(Figure scripts)
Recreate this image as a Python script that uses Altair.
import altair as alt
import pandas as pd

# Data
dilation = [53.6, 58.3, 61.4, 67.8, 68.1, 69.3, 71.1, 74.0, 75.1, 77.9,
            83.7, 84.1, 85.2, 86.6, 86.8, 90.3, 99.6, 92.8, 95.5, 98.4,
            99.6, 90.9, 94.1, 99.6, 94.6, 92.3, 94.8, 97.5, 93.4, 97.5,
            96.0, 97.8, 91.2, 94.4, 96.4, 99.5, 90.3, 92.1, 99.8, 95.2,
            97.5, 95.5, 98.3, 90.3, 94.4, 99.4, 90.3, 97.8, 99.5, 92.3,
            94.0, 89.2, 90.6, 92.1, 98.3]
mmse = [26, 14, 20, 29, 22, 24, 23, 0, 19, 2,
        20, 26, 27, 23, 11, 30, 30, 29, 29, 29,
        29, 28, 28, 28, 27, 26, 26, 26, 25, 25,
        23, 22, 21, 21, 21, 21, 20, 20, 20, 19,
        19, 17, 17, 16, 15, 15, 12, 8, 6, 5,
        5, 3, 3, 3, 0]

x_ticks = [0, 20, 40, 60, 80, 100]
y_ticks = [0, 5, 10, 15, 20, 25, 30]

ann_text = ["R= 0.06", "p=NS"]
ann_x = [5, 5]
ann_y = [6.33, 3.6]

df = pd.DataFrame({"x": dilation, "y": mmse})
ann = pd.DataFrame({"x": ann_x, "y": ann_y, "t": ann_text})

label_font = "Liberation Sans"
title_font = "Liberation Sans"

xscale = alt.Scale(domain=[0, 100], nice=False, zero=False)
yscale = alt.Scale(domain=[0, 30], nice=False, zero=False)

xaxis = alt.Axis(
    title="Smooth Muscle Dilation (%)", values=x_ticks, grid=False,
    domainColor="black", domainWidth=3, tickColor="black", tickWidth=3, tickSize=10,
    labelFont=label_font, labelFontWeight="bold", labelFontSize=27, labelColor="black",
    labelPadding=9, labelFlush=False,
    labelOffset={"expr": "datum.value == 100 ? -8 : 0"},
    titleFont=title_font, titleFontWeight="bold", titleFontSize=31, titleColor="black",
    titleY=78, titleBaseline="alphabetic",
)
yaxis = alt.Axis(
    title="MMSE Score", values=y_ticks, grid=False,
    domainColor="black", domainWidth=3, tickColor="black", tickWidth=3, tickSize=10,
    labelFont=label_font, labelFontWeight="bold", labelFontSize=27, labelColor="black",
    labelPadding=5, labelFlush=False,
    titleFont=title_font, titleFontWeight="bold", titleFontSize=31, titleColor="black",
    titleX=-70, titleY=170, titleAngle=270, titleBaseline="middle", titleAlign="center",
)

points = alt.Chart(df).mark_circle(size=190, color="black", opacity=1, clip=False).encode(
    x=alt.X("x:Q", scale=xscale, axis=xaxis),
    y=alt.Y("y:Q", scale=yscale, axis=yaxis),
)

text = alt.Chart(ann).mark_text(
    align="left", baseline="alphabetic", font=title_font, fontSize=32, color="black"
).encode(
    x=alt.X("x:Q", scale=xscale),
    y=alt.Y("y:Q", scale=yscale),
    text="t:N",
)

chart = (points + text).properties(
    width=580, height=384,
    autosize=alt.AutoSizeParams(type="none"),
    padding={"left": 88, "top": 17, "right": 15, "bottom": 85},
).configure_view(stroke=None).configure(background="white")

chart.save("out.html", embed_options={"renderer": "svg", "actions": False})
...
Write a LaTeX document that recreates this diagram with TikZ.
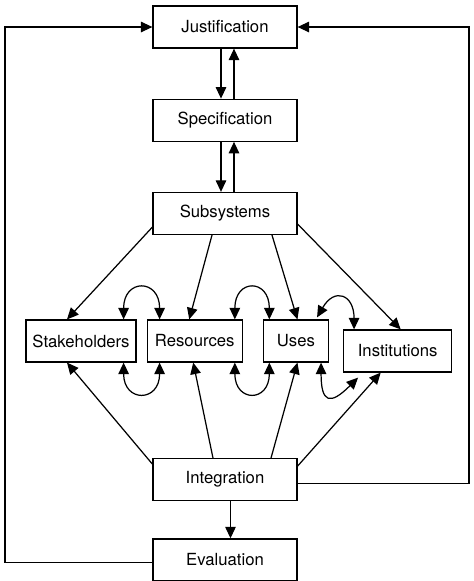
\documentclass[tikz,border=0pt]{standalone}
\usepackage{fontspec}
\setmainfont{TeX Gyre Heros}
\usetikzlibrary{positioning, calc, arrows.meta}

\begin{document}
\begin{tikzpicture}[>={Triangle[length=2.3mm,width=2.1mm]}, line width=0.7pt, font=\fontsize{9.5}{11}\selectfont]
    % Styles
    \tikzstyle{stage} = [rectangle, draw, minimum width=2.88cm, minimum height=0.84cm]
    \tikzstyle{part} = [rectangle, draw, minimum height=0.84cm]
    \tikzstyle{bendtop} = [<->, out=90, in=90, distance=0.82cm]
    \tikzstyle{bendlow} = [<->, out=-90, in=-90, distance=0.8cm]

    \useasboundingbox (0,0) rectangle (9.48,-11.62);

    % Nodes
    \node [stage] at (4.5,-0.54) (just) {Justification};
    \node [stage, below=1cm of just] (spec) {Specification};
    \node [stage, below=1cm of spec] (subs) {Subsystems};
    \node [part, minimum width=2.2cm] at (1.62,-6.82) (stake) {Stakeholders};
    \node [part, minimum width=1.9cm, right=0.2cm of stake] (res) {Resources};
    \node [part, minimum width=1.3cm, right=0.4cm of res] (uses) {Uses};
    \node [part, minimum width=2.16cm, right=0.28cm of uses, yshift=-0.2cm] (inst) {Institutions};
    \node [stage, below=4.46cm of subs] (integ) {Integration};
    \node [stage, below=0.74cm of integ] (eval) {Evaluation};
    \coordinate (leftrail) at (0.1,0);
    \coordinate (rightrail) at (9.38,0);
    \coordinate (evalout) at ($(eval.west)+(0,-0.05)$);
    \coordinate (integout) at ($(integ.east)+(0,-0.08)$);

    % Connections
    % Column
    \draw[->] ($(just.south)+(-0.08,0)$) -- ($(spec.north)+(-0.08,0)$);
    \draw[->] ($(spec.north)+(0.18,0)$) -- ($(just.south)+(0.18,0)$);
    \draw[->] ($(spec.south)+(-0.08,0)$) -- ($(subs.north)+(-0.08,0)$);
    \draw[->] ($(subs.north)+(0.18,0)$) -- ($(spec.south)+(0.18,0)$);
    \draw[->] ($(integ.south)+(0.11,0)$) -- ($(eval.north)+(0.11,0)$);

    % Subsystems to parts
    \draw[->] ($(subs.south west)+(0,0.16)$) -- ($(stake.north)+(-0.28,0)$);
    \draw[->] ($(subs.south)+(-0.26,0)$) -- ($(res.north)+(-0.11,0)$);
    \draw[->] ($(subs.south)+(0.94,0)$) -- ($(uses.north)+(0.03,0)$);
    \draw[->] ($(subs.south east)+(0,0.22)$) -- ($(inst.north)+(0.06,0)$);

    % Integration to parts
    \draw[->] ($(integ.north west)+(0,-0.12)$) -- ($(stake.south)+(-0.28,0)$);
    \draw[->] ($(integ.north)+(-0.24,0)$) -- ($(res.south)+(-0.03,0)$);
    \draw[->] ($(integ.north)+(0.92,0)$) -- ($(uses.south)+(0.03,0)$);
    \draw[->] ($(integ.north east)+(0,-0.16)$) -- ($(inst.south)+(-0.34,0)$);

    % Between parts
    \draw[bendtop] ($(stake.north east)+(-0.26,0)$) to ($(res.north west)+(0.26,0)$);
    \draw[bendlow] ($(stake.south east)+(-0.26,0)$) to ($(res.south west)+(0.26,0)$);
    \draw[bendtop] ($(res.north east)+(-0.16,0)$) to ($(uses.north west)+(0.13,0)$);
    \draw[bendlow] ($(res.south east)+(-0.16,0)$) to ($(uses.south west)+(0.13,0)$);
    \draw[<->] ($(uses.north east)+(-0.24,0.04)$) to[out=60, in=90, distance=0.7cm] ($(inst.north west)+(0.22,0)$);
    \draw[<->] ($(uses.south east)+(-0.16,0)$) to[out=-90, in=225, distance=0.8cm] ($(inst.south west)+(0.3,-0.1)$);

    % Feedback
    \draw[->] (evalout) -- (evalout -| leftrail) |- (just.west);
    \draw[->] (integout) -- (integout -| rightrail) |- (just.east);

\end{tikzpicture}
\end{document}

## Exercise
Report how many lines contain "that". Give nothing but the number.

## Output below
2